Graphic Designers and Artists are in high demand, but with advancements in software and the growth of the internet, some fear that these jobs will die off.
The graphic arts have evolved over the centuries from a means of communicating to a few to communicating at the speed of light over the internet. Graphic design software has evolved as well into a more user-friendly interface, making graphic design more accessible to computer users with limited computer skills. With all of this user-friendliness, some people wonder if graphic design jobs will become obsolete.
Graphic artists or graphic designers are challenged to use creative ways to communicate ideas to large numbers of people, to make them understandable to a large variety of cultures, using color, texture and form. They conceptualize, plan, analyze and create visual representations of ideas or solutions to problems. They are usually asked to not just follow what others think up, but to create new ideas for old and new thinking and to constantly challenge the "normal" way of doing things to grab the attention of their target audience. With the ever-quickening pace of the world today, graphic designers face the challenge of being a couple of steps ahead of the times to anticipate what will be the next "big idea" in marketing and design.
The term "graphic art" covers more than putting text together with pictures and printing them. The profession of Graphic Design covers printing on paper used for various forms of communication, fabric used in clothing, wall covering, and on billboards, signs, illustrations for books, package design, graphics for cars, buses, trains, planes, visual design, backgrounds, textures, advertisements in all media, web design, software, animations, and a host of other areas. Each medium requires various types of job skills and levels of those skills to complete.

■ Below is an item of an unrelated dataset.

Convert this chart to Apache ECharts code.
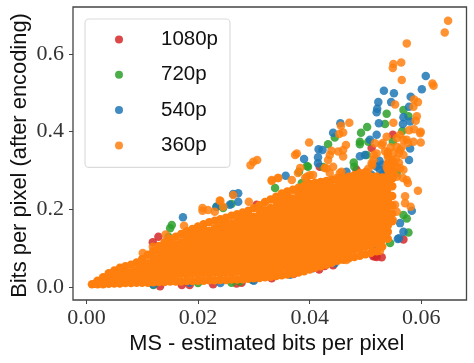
<!DOCTYPE html>
<html>
<head>
<meta charset="utf-8">
<script src="https://cdn.jsdelivr.net/npm/echarts@6/dist/echarts.min.js"></script>
<style>
html, body { margin: 0; padding: 0; background: #fff; }
#chart { width: 474px; height: 363px; }
</style>
</head>
<body>
<div id="chart"></div>
<script>
const seriesNames = ['1080p', '720p', '540p', '360p']
const seriesColors = ['#d62728', '#2ca02c', '#1f77b4', '#ff7f0e']
const xTicks = [0, 0.02, 0.04, 0.06]
const yTicks = [0, 0.2, 0.4, 0.6]

// points that stick out of the big blob
const points1080 = [[.0549,.392],[.0511,.358],[.0484,.302],[.0454,.28],[.0418,.31],[.0129,.13],[.0119,.116],[.0305,.212],
  [.0568,.123],[.0529,.077],[.0514,.08],[.052,.078],[.0517,.08],[.0417,.046],[.0427,.055],[.0442,.057],[.0371,.034],[.0332,.023],
  [.0278,.012],[.0227,.008],[.0171,.006],[.0132,.003],[.0269,.01],[.0185,.006]]
const points720 = [[.0538,.446],[.0568,.456],[.0577,.44],[.0535,.42],[.0503,.412],[.0492,.397],[.049,.374],[.049,.368],[.0445,.385],
  [.0433,.368],[.0566,.402],[.0549,.374],[.0479,.321],[.048,.31],[.0397,.31],[.0502,.34],[.0505,.374],[.0424,.309],[.0556,.294],
  [.0153,.16],[.015,.152],[.0147,.13],[.026,.214],[.0233,.207],[.0245,.204],[.0381,.297],[.0395,.312],[.0338,.255],[.0386,.268],
  [.0574,.177],[.0577,.141],[.0568,.186],[.0544,.114],[.0514,.096],[.0433,.066],[.0383,.044],[.0347,.032],[.0298,.019],[.0275,.015],
  [.02,.011],[.012,.006],[.026,.012]]
const points540 = [[.0608,.543],[.0601,.509],[.0533,.505],[.0551,.499],[.0523,.476],[.0546,.476],[.0521,.459],[.052,.45],[.0581,.49],
  [.0578,.464],[.0568,.437],[.058,.426],[.0567,.42],[.0524,.422],[.0455,.422],[.0442,.397],[.052,.392],[.0416,.355],[.0423,.353],
  [.0415,.334],[.039,.33],[.0415,.319],[.0578,.327],[.0499,.34],[.049,.337],[.0357,.287],[.0466,.297],[.0508,.379],[.058,.357],
  [.0526,.302],[.052,.31],[.053,.29],[.0535,.3],[.051,.29],[.0525,.325],[.0515,.315],[.053,.315],[.0173,.18],[.0263,.24],[.0257,.212],[.0272,.242],[.0272,.22],[.0233,.207],
  [.0583,.197],[.056,.126],[.0514,.104],[.0365,.032],[.0296,.02],[.0445,.062],[.0406,.049],[.0433,.062],[.0185,.012],[.024,.011],
  [.012,.007],[.03,.017],[.054,.169],[.0562,.165],[.0568,.143],[.0558,.124],[.0514,.098]]
const points360 = [[.0648,.685],[.0642,.655],[.0574,.627],[.0564,.578],[.055,.574],[.0549,.564],[.0565,.533],[.062,.524],[.0622,.518],
  [.0587,.483],[.0594,.476],[.0586,.464],[.0553,.47],[.0592,.44],[.059,.428],[.0471,.423],[.055,.423],[.0456,.415],[.046,.398],[.0453,.394],
  [.0578,.404],[.0587,.406],[.0598,.396],[.0599,.372],[.0586,.374],[.0399,.372],[.0576,.371],[.0465,.366],[.0377,.344],[.0374,.34],
  [.0439,.351],[.0436,.34],[.0451,.349],[.046,.336],[.0306,.327],[.0299,.323],[.0294,.314],[.0517,.37],[.0538,.387],[.0562,.392],
  [.0531,.371],[.0568,.379],[.0556,.361],[.054,.348],[.0562,.353],[.0568,.34],[.0549,.327],[.0514,.327],[.0512,.314],[.0502,.294],
  [.0383,.307],[.0379,.294],[.04,.288],[.0433,.327],[.0427,.307],[.0442,.31],[.0454,.294],[.0538,.309],[.0556,.309],[.0568,.302],
  [.0485,.288],[.0332,.276],[.0343,.281],[.0368,.276],[.0594,.248],[.0576,.268],[.0571,.234],[.0571,.216],[.0581,.207],[.0553,.212],
  [.0556,.194],[.0526,.094],[.0466,.07],[.0549,.173],[.0208,.197],[.0218,.199],[.023,.194],[.024,.222],[.0245,.207],[.0263,.237],
  [.0142,.136],[.0175,.158],[.0101,.088],[.0119,.104],[.0239,.223],[.0291,.22],[.0208,.204],[.0332,.273],[.0344,.281],
  [.0535,.35],[.054,.335],[.0545,.36],[.055,.345],[.0555,.33],[.056,.32],[.0548,.31],[.0552,.29],[.056,.345],[.0565,.36],[.0515,.34],[.0505,.305],
  [.0395,.284],[.0436,.294],[.0457,.297],[.046,.353],[.043,.306],[.0448,.281],[.0502,.297],[.0511,.319],[.052,.344],[.0529,.366],
  [.0556,.384],[.0574,.379],[.0599,.4],[.0544,.307],[.0567,.281],[.0556,.284],[.0574,.276],[.0544,.285],[.0562,.307],[.0406,.289],[.0392,.281]]

// the solid orange mass, listed column by column: [x, [y, y, ...]]
const blob360 = [
  [.001,[.008]],[.0015,[.009]],[.002,[.008,.017]],[.003,[.008,.026]],[.004,[.009,.02,.036]],[.005,[.01,.025,.043]],
  [.006,[.01,.022,.036,.05]],[.007,[.011,.026,.04,.054]],[.008,[.011,.023,.038,.058]],[.009,[.012,.028,.044,.064]],
  [.010,[.012,.025,.04,.055,.073]],[.011,[.012,.03,.046,.062,.084]],[.012,[.013,.027,.043,.059,.075,.094]],
  [.013,[.014,.032,.048,.064,.08,.096,.106]],[.014,[.014,.028,.044,.06,.076,.092,.108,.116]],
  [.015,[.015,.034,.05,.066,.082,.098,.112,.124]],[.016,[.015,.03,.046,.062,.078,.094,.11,.13]],
  [.017,[.015,.035,.052,.068,.084,.1,.116,.137]],[.018,[.016,.031,.047,.063,.079,.095,.111,.127,.144]],
  [.019,[.016,.036,.053,.069,.085,.101,.117,.133,.15]],[.020,[.017,.032,.048,.064,.08,.096,.112,.128,.144,.156]],
  [.021,[.017,.037,.054,.07,.086,.102,.118,.134,.15,.162]],[.022,[.018,.033,.049,.065,.081,.097,.113,.129,.145,.167]],
  [.023,[.018,.038,.055,.071,.087,.103,.119,.135,.151,.171]],[.024,[.019,.034,.05,.066,.082,.098,.114,.13,.146,.162,.175]],
  [.025,[.019,.039,.056,.072,.088,.104,.12,.136,.152,.168,.179]],[.026,[.02,.035,.051,.067,.083,.099,.115,.131,.147,.163,.184]],
  [.027,[.02,.04,.057,.073,.089,.105,.121,.137,.153,.169,.188]],[.028,[.021,.036,.052,.068,.084,.1,.116,.132,.148,.164,.18,.192]],
  [.029,[.022,.041,.058,.074,.09,.106,.122,.138,.154,.17,.186,.197]],[.030,[.023,.037,.053,.069,.085,.101,.117,.133,.149,.165,.181,.203]],
  [.031,[.024,.042,.059,.075,.091,.107,.123,.139,.155,.171,.187,.203,.211]],
  [.032,[.026,.038,.054,.07,.086,.102,.118,.134,.15,.166,.182,.198,.219]],
  [.033,[.027,.043,.06,.076,.092,.108,.124,.14,.156,.172,.188,.204,.226]],
  [.034,[.029,.045,.061,.077,.093,.109,.125,.141,.157,.173,.189,.205,.221,.233]],
  [.035,[.031,.05,.066,.082,.098,.114,.13,.146,.162,.178,.194,.21,.226,.241]],
  [.036,[.033,.046,.062,.078,.094,.11,.126,.142,.158,.174,.19,.206,.222,.238,.246]],
  [.037,[.035,.052,.068,.084,.1,.116,.132,.148,.164,.18,.196,.212,.228,.251]],
  [.038,[.038,.05,.066,.082,.098,.114,.13,.146,.162,.178,.194,.21,.226,.242,.256]],
  [.039,[.041,.056,.072,.088,.104,.12,.136,.152,.168,.184,.2,.216,.232,.248,.261]],
  [.040,[.046,.06,.076,.092,.108,.124,.14,.156,.172,.188,.204,.22,.236,.252,.266]],
  [.041,[.05,.066,.082,.098,.114,.13,.146,.162,.178,.194,.21,.226,.242,.258,.269]],
  [.042,[.054,.07,.086,.102,.118,.134,.15,.166,.182,.198,.214,.23,.246,.262,.271]],
  [.043,[.058,.075,.091,.107,.123,.139,.155,.171,.187,.203,.219,.235,.251,.267,.273]],
  [.044,[.063,.08,.096,.112,.128,.144,.16,.176,.192,.208,.224,.24,.256,.276]],
  [.045,[.068,.084,.1,.116,.132,.148,.164,.18,.196,.212,.228,.244,.26,.278]],
  [.046,[.071,.089,.105,.121,.137,.153,.169,.185,.201,.217,.233,.249,.265,.281]],
  [.047,[.075,.092,.108,.124,.14,.156,.172,.188,.204,.22,.236,.252,.268,.284]],
  [.048,[.078,.097,.113,.129,.145,.161,.177,.193,.209,.225,.241,.257,.273,.288]],
  [.049,[.081,.1,.116,.132,.148,.164,.18,.196,.212,.228,.244,.26,.276,.293]],
  [.050,[.085,.105,.121,.137,.153,.169,.185,.201,.217,.233,.249,.265,.281,.296]],
  [.051,[.089,.108,.124,.14,.156,.172,.188,.204,.22,.236,.252,.268,.284]],
  [.052,[.093,.113,.129,.145,.161,.177,.193,.209,.225,.241,.257,.273,.285]],
  [.053,[.105,.122,.138,.154,.17,.186,.202,.218,.234,.25,.266,.282]],
  [.054,[.125,.143,.159,.175,.191,.207,.223,.239,.255,.271,.287,.303,.319,.341]],
  [.0548,[.17,.19,.21,.235,.26,.28,.3,.32]]
]

// flatten the columns into data items, the mass is drawn without transparency so it reads as solid
let blobPoints = []
blob360.forEach(col => col[1].forEach(y => blobPoints.push({ value: [col[0], y], itemStyle: { opacity: 1 } })))

const seriesData = [points1080, points720, points540, points360.concat(blobPoints)]

let myChart = echarts.init(document.getElementById('chart'), null, { renderer: 'canvas' })
myChart.setOption({
  animation: false,
  backgroundColor: '#fff',
  grid: {
    show: true,
    outerBoundsMode: 'none', // keep the plot box where it is, labels are placed by hand
    left: 73,
    right: 7.5,
    top: 7,
    bottom: 63,
    borderColor: '#444',
    borderWidth: 1.3,
    backgroundColor: '#fff'
  },
  legend: {
    left: 85,
    top: 19,
    orient: 'vertical',
    icon: 'circle',
    itemWidth: 8,
    itemHeight: 8,
    itemGap: 14.3,
    padding: [10, 12, 11.5, 30],
    backgroundColor: '#fff',
    borderColor: '#dcdcdc',
    borderWidth: 1.2,
    borderRadius: 4,
    textStyle: {
      fontFamily: 'Liberation Sans',
      fontSize: 20.5,
      color: '#111',
      padding: [0, 0, 0, 33]
    },
    data: seriesNames
  },
  xAxis: {
    type: 'value',
    min: -0.0024,
    max: 0.0681,
    splitLine: { show: false },
    axisLine: { show: false, onZero: false },
    axisTick: { show: true, length: 4, customValues: xTicks, lineStyle: { color: '#444', width: 1 } },
    axisLabel: {
      customValues: xTicks,
      formatter: v => v.toFixed(2),
      fontFamily: 'Liberation Serif',
      fontSize: 22,
      color: '#333',
      margin: 7
    },
    name: 'MS - estimated bits per pixel',
    nameLocation: 'middle',
    nameGap: 33,
    nameMoveOverlap: false,
    nameTextStyle: { fontFamily: 'Liberation Sans', fontSize: 21.8, color: '#111', padding: [0, 6, 0, 0] }
  },
  yAxis: {
    type: 'value',
    min: -0.0326,
    max: 0.7205,
    splitLine: { show: false },
    axisLine: { show: false, onZero: false },
    axisTick: { show: true, length: 4, customValues: yTicks, lineStyle: { color: '#444', width: 1 } },
    axisLabel: {
      customValues: yTicks,
      formatter: v => v.toFixed(1),
      fontFamily: 'Liberation Serif',
      fontSize: 22,
      color: '#333',
      margin: 9
    },
    name: 'Bits per pixel (after encoding)',
    nameLocation: 'middle',
    nameGap: 42,
    nameMoveOverlap: false,
    nameTextStyle: { fontFamily: 'Liberation Sans', fontSize: 21.9, color: '#111', padding: [0, 4, 0, 0] }
  },
  series: seriesNames.map((name, i) => ({
    name: name,
    type: 'scatter',
    data: seriesData[i],
    symbol: 'circle',
    symbolSize: 8.5,
    progressive: 0,
    large: false,
    itemStyle: { color: seriesColors[i], opacity: 0.85 }
  }))
})
window.addEventListener('resize', function () {
  myChart.resize()
})
</script>
</body>
</html>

The first known graphic artists were cave dwellers who wanted a way to "advertise" their adventures to other people in their clan. As time progressed and civilization evolved, artists were hired to draw and engrave materials and to paint them by hand and later to use engravings to leave impressions of ink onto material or paper.
In 1439 Johannes Gutenberg invented the first printing press, making the mass production of printed materials more common. Since that time and through huge advancements in technology, graphic art has become a profession that is in high demand for the printing industry with graphic artists and designers producing files that print business cards, letterheads, brochures, magazines, newspapers and various means of communicating information.
In 175 A.D., the emperor of China wanted to have the six main classics of Confucianism carved in stone. Years later, during the second through eighth centuries, Buddhists made charcoal rubbings of these carved texts to have a personal copy for their own study. This is the earliest known example of printing.
People soon realized that if they carved the stone with raised letters and in mirror image of what they wanted, they could put ink on the raised areas and press materials against it to produce clearer, more easily read pieces. Over the next few centuries, graphic design moved from stone to printed books, woodcuts and movable type, all of which required the aid of trained professionals to design the type and art that went along with it.
Since the 1980s and 1990s, as computers and internet usage became more popular, graphic artists' jobs have changed considerably. Graphic Designers are challenged each year as more software and hardware is developed that must be purchased and mastered. Integration of the digital age with printed material is being made quickly but has had its challenges. Computers and specialized software have created a whole new set of graphic art jobs involving web design as well as software and video game development.
The future of the graphic art industry will change considerably over the next few decades and the titles of those people doing the jobs in the industry will most certainly change along with it, but the need for communicating ideas to large numbers of people will always be a necessity. Marketing and media have a constant need for people who are able to create and communicate ideas and as long as this need continues, graphic designers will continue to be in demand.